An alternative approach involves using a commercial battery terminal cleaning spray, which is formulated to dissolve and neutralize the corrosion on contact. Regardless of the solution used, the final step before reassembly is to ensure the terminals and cable clamps are completely dry. Use a clean, lint-free cloth or compressed air to remove all moisture, as any remaining water can promote future corrosion and interfere with the electrical connection. Clean, dry metal-to-metal contact is fundamental to achieving optimal current flow after the cleaning is complete.

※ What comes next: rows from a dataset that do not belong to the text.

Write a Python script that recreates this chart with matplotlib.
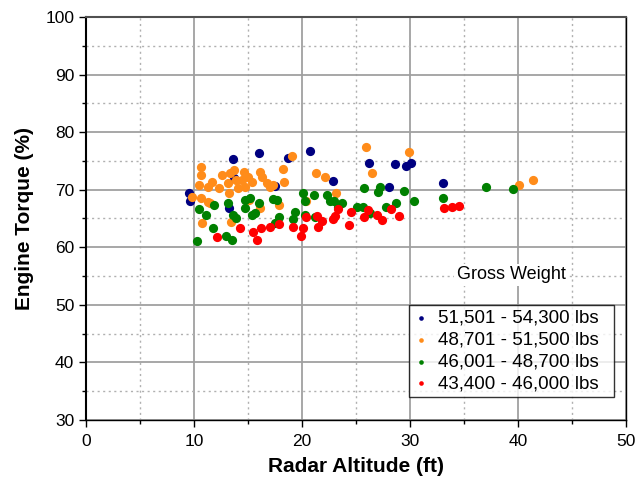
import matplotlib
matplotlib.use("Agg")
import matplotlib.pyplot as plt
from matplotlib.ticker import MultipleLocator

plt.rcParams['font.family'] = ['Liberation Sans', 'DejaVu Sans']

# 51,501 - 54,300 lbs
alt_w1 = [9.5, 9.6, 13.2, 13.6, 13.7, 16.0, 17.5, 18.7, 20.7, 22.9, 26.2, 28.1, 28.6, 29.6, 30.1, 33.1]
tq_w1 = [69.4, 68.1, 66.8, 75.3, 72.1, 76.4, 70.6, 75.5, 76.7, 71.6, 74.6, 70.4, 74.5, 74.1, 74.6, 71.2]

# 48,701 - 51,500 lbs
alt_w2 = [10.65, 10.65, 10.46, 9.81, 10.65, 11.30, 11.67, 11.30, 10.74, 12.31, 12.59, 13.15, 13.24,
          13.33, 13.70, 13.89, 14.44, 14.63, 15.00, 15.37, 14.72, 14.07, 16.11, 16.30, 16.76, 17.04,
          17.31, 18.24, 18.33, 19.07, 17.87, 16.11, 13.43, 21.30, 22.13, 23.15, 25.93, 26.48, 29.91,
          40.09, 41.39, 15.09, 20.37, 11.48]
tq_w2 = [73.9, 72.6, 70.8, 68.7, 68.6, 70.5, 71.3, 67.9, 64.2, 70.3, 72.6, 71.2, 69.4,
         72.9, 73.4, 71.7, 71.7, 73.1, 72.2, 71.3, 70.5, 70.3, 73.1, 72.2, 71.2, 70.5,
         70.8, 73.6, 71.3, 75.9, 67.3, 66.8, 64.4, 72.9, 72.2, 69.4, 77.4, 72.9, 76.5,
         70.8, 71.7, 68.2, 68.0, 67.7]

# 46,001 - 48,700 lbs
alt_w3 = [10.46, 11.11, 11.85, 11.76, 10.28, 12.96, 13.15, 13.52, 13.61, 13.89, 14.72, 15.19,
          14.72, 15.37, 16.02, 17.31, 17.69, 17.87, 17.50, 19.35, 19.17, 20.09, 20.28, 21.11,
          22.31, 22.59, 22.96, 23.70, 23.33, 25.09, 25.65, 25.74, 27.22, 27.04, 27.78, 28.70,
          26.30, 29.44, 30.37, 33.06, 37.04, 39.54, 20.28, 21.20, 15.65]
tq_w3 = [66.7, 65.6, 67.3, 63.4, 61.1, 62.0, 67.7, 61.3, 65.6, 65.1, 68.2, 68.6,
         66.8, 65.6, 67.7, 68.4, 68.2, 65.3, 64.2, 66.1, 64.9, 69.4, 68.0, 69.1,
         69.1, 68.0, 68.0, 67.7, 67.0, 67.0, 67.0, 70.3, 70.5, 69.6, 67.0, 67.7,
         66.0, 69.8, 68.0, 68.6, 70.5, 70.1, 65.6, 65.3, 66.0]

# 43,400 - 46,000 lbs
alt_w4 = [12.13, 14.26, 15.46, 15.83, 16.20, 17.04, 17.87, 19.17, 19.91, 20.09, 20.37, 21.39,
          21.48, 21.85, 22.87, 23.06, 23.33, 24.35, 24.54, 25.74, 26.11, 26.94, 27.41, 28.24,
          28.98, 33.15, 33.89, 34.54]
tq_w4 = [61.8, 63.4, 62.7, 61.3, 63.4, 63.5, 64.0, 63.5, 62.0, 63.4, 65.3, 65.4,
         63.5, 64.6, 64.9, 65.4, 66.7, 63.9, 66.1, 65.3, 66.5, 65.6, 64.7, 66.7,
         65.4, 66.8, 67.0, 67.2]

labels = ['51,501 - 54,300 lbs', '48,701 - 51,500 lbs', '46,001 - 48,700 lbs', '43,400 - 46,000 lbs']
colors = ['#000080', '#FF8C1A', '#008000', '#FF0000']

fig = plt.figure(figsize=(6.38, 4.92), dpi=100)
ax = fig.add_axes([86 / 638, 1 - 420 / 492, 540 / 638, 403 / 492])

series = [(alt_w1, tq_w1), (alt_w2, tq_w2), (alt_w3, tq_w3), (alt_w4, tq_w4)]
for (x, y), c, lab in zip(series, colors, labels):
    ax.scatter(x, y, s=44, color=c, label=lab, zorder=3, linewidths=0)

ax.set_xlim(0, 50)
ax.set_ylim(30, 100)
ax.xaxis.set_major_locator(MultipleLocator(10))
ax.xaxis.set_minor_locator(MultipleLocator(5))
ax.yaxis.set_major_locator(MultipleLocator(10))
ax.yaxis.set_minor_locator(MultipleLocator(5))
ax.grid(which='major', color='#A0A0A0', linewidth=1.3, zorder=0)
ax.grid(which='minor', color='#B0B0B0', linewidth=1.0, linestyle=(0, (1.5, 2.5)), zorder=0)
ax.set_axisbelow(True)

for side in ['left', 'bottom', 'right']:
    ax.spines[side].set_color('black')
ax.spines['left'].set_linewidth(1.5)
ax.spines['bottom'].set_linewidth(1.0)
ax.spines['right'].set_linewidth(1.0)
ax.spines['top'].set_color('#505050')
ax.spines['top'].set_linewidth(1.5)

ax.tick_params(axis='both', which='major', labelsize=12.5, length=5, width=1, color='black')
ax.tick_params(axis='both', which='minor', length=3, width=1, color='black')
ax.tick_params(axis='x', pad=5)

ax.set_xlabel('Radar Altitude (ft)', fontsize=15, fontweight='bold', labelpad=6)
ax.set_ylabel('Engine Torque (%)', fontsize=15, fontweight='bold', labelpad=8)

leg = ax.legend(loc='lower left', bbox_to_anchor=(0.598, 0.057, 0.38, 0.251), mode='expand',
                fontsize=13.5, frameon=True, fancybox=False, edgecolor='black', handletextpad=0.5,
                borderpad=0.25, labelspacing=0.25, handlelength=0.8, markerscale=0.5,
                borderaxespad=0)
leg.get_frame().set_linewidth(1.0)
ax.text(0.788, 0.36, 'Gross Weight', transform=ax.transAxes, ha='center', va='center',
        fontsize=13, zorder=5,
        bbox=dict(facecolor='white', edgecolor='none', pad=2))

fig.savefig('out.png', dpi=100)
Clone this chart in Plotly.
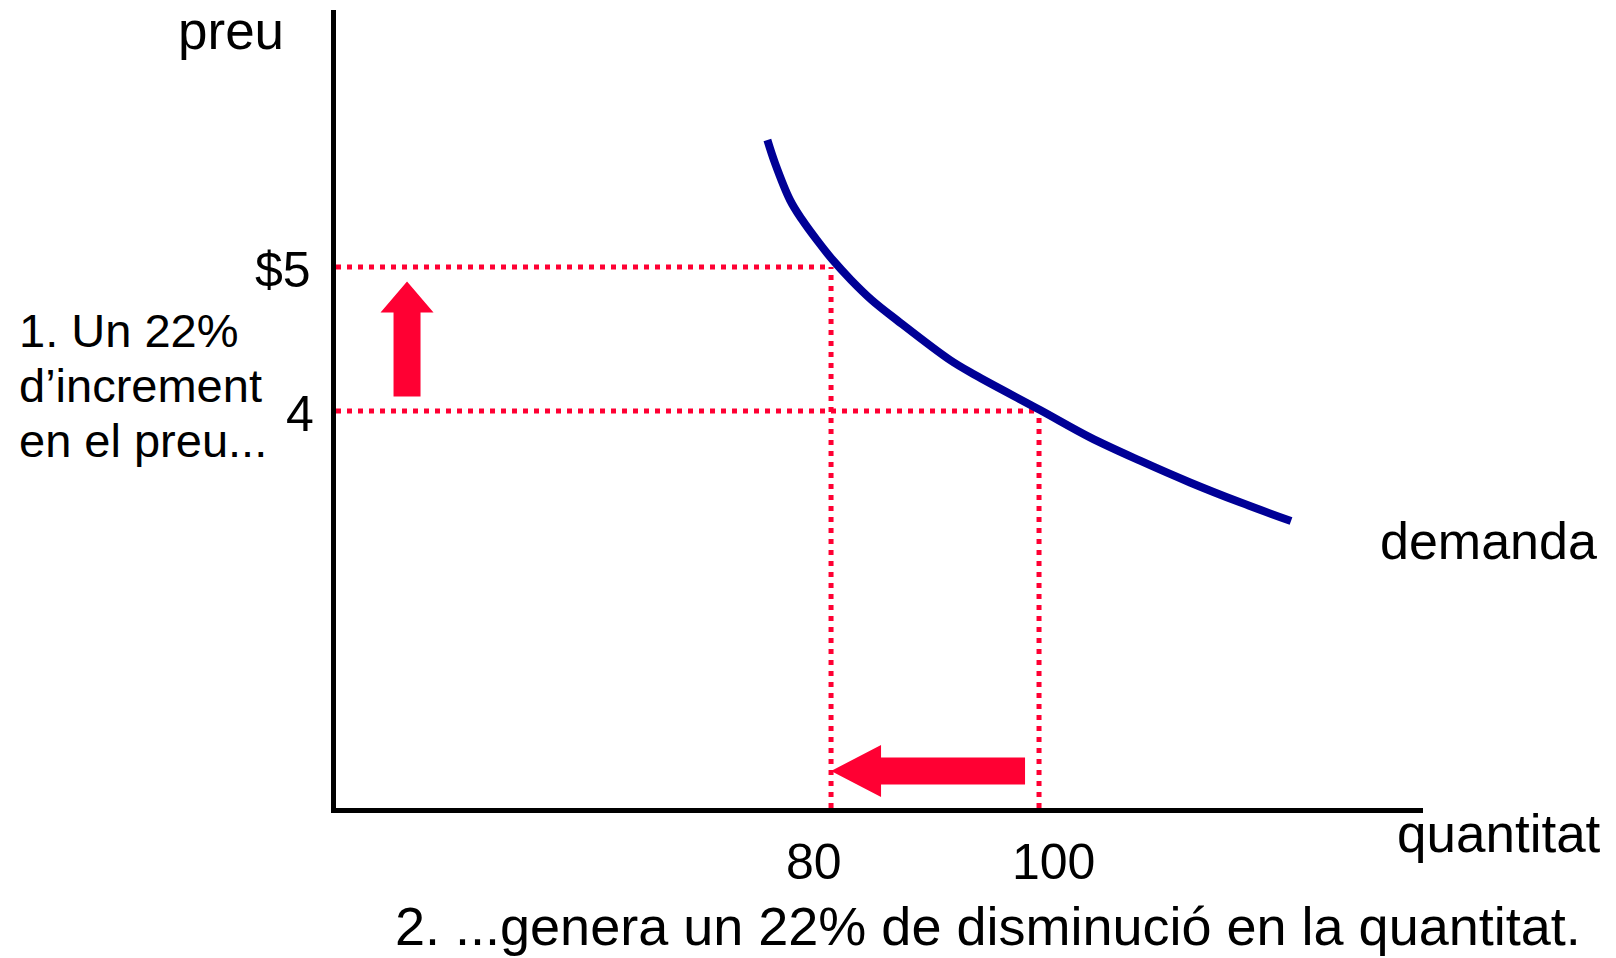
import plotly.graph_objects as go

# ---- data ----
curve_q = [73.88, 74.62, 76.06, 77.24, 78.63, 80.16, 81.92, 83.91, 86.32, 91.44,
           93.85, 100.10, 104.90, 109.71, 114.52, 119.33, 124.23]
curve_p = [5.882, 5.720, 5.465, 5.326, 5.188, 5.049, 4.910, 4.771, 4.632, 4.354,
           4.250, 4.007, 3.817, 3.655, 3.504, 3.366, 3.236]
point_q = [80, 100]
point_p = [5, 4]
q_tick_labels = ["80", "100"]
p_tick_labels = ["$5", "4"]

X_RANGE = [32.4, 136.92]
Y_RANGE = [1.243, 6.785]

OFF = 8  # page body margin
W, H = 1608, 950
ML, MR, MT, MB = 328, 193, 2, 150
PW, PH = W - ML - MR, H - MT - MB

def px(xp):
    return (xp - OFF - ML) / PW

def py(yp):
    return (H - MB - (yp - OFF)) / PH

RED = "#FF0033"
BLUE = "#000096"
FONT = "Liberation Sans, Arial, sans-serif"

fig = go.Figure()

shapes = []
for q, p in zip(point_q, point_p):
    shapes.append(dict(type="line", xref="x", yref="y", x0=X_RANGE[0], x1=q, y0=p, y1=p,
                       line=dict(color=RED, width=5, dash="5px,6px"), layer="below"))
    shapes.append(dict(type="line", xref="x", yref="y", x0=q, x1=q, y0=Y_RANGE[0], y1=p,
                       line=dict(color=RED, width=5, dash="5px,6px"), layer="below"))

# up arrow (price increase)
shapes.append(dict(type="path", xref="x", yref="y", xsizemode="pixel", ysizemode="pixel",
                   xanchor=39.23, yanchor=4.5,
                   path="M -13.5,-57.5 L 13.5,-57.5 L 13.5,26.5 L 26.5,26.5 L 0,57.5 L -26.5,26.5 L -13.5,26.5 Z",
                   fillcolor=RED, line=dict(width=0)))
# left arrow (quantity decrease)
shapes.append(dict(type="path", xref="x", yref="y", xsizemode="pixel", ysizemode="pixel",
                   xanchor=point_q[0], yanchor=1.5,
                   path="M 0,0 L 50,26 L 50,13.5 L 194,13.5 L 194,-13.5 L 50,-13.5 L 50,-26 Z",
                   fillcolor=RED, line=dict(width=0)))

fig.add_trace(go.Scatter(x=curve_q, y=curve_p, mode="lines",
                         line=dict(color=BLUE, width=8, shape="spline", smoothing=1.0),
                         hoverinfo="skip", showlegend=False))

def txt(text, xp, yp, xanchor="center", size=54):
    return dict(text=text, xref="paper", yref="paper", x=px(xp), y=py(yp),
                xanchor=xanchor, yanchor="middle", showarrow=False,
                font=dict(family=FONT, size=size, color="black"))

ann = [
    txt("preu", 286, 31, "right", 53),
    txt(p_tick_labels[0], 313, 270, "right", 50),
    txt(p_tick_labels[1], 316, 414, "right", 50),
    txt("1. Un 22%", 17, 331, "left", 47),
    txt("d\u2019increment", 17, 385, "left", 47),
    txt("en el preu...", 17, 440, "left", 47),
    txt(q_tick_labels[0], 814, 862, "center", 50),
    txt(q_tick_labels[1], 1053, 862, "center", 50),
    txt("quantitat", 1395, 833, "left", 53),
    txt("demanda", 1378, 541, "left", 52),
    txt("2. ...genera un 22% de disminució en la quantitat.", 988, 926, "center", 54),
]

fig.update_layout(
    width=W, height=H,
    margin=dict(l=ML, r=MR, t=MT, b=MB, pad=0),
    paper_bgcolor="white", plot_bgcolor="white",
    shapes=shapes, annotations=ann,
    xaxis=dict(range=X_RANGE, showgrid=False, zeroline=False, showticklabels=False,
               ticks="", showline=True, linecolor="black", linewidth=5, fixedrange=True),
    yaxis=dict(range=Y_RANGE, showgrid=False, zeroline=False, showticklabels=False,
               ticks="", showline=True, linecolor="black", linewidth=5, fixedrange=True),
    showlegend=False,
)

fig.write_html("out.html")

Post-Cleaning Reassembly and Inspection
After the posts and cable clamps are completely clean and dry, the reassembly process requires reversing the disconnection sequence to prevent accidental electrical shorting. The positive cable must be reattached to the positive battery post first, followed by the negative cable to its respective post. Securing the connections tightly is essential for maintaining a low-resistance electrical pathway, which is required for the high current drawn during engine starting. For most standard automotive batteries, the terminal nuts should be tightened to a specific torque, which typically falls within the range of 7 to 11 foot-pounds, or approximately 84 to 132 inch-pounds.
While specific torque values may vary by terminal type and manufacturer, the connection must be snug enough to prevent movement or rotation on the post. An undertightened connection can lead to sparking, intermittent power loss, and excessive heat generation, while overtightening can damage the soft lead posts or the terminal hardware. Following the reassembly, a visual inspection confirms that the cable clamps sit flush against the posts, ensuring maximum surface contact. A final check involves starting the vehicle to confirm that the electrical system is functioning correctly and the starter engages without hesitation.
Long-Term Corrosion Prevention
Preventing the recurrence of corrosion is accomplished by sealing the cleaned metal surfaces from the oxygen and acidic vapors that cause the chemical reaction. This barrier is typically created by applying a thin layer of a non-conductive protective coating to the terminals and cable clamps. Dielectric grease or specialized anti-corrosion sprays are the preferred solutions, as they are designed to withstand the high under-hood temperatures without melting or running off. Petroleum jelly can also be used as a cost-effective alternative, though it may break down more quickly in a high-heat environment.
The coating should be applied after the cable clamps are secured to the battery posts, covering the entire connection point to create a weatherproof seal. Felt anti-corrosion washers offer another layer of protection, as these synthetic pads are chemically treated to neutralize stray acid vapors before they reach the metal. These washers are placed over the battery posts before the cable clamps are installed, with the red washer typically going on the positive terminal and the green on the negative. This combination of physical and chemical barriers significantly limits the opportunity for the battery’s sulfuric acid vapors to react with the metal, which keeps the connection clean for a longer period.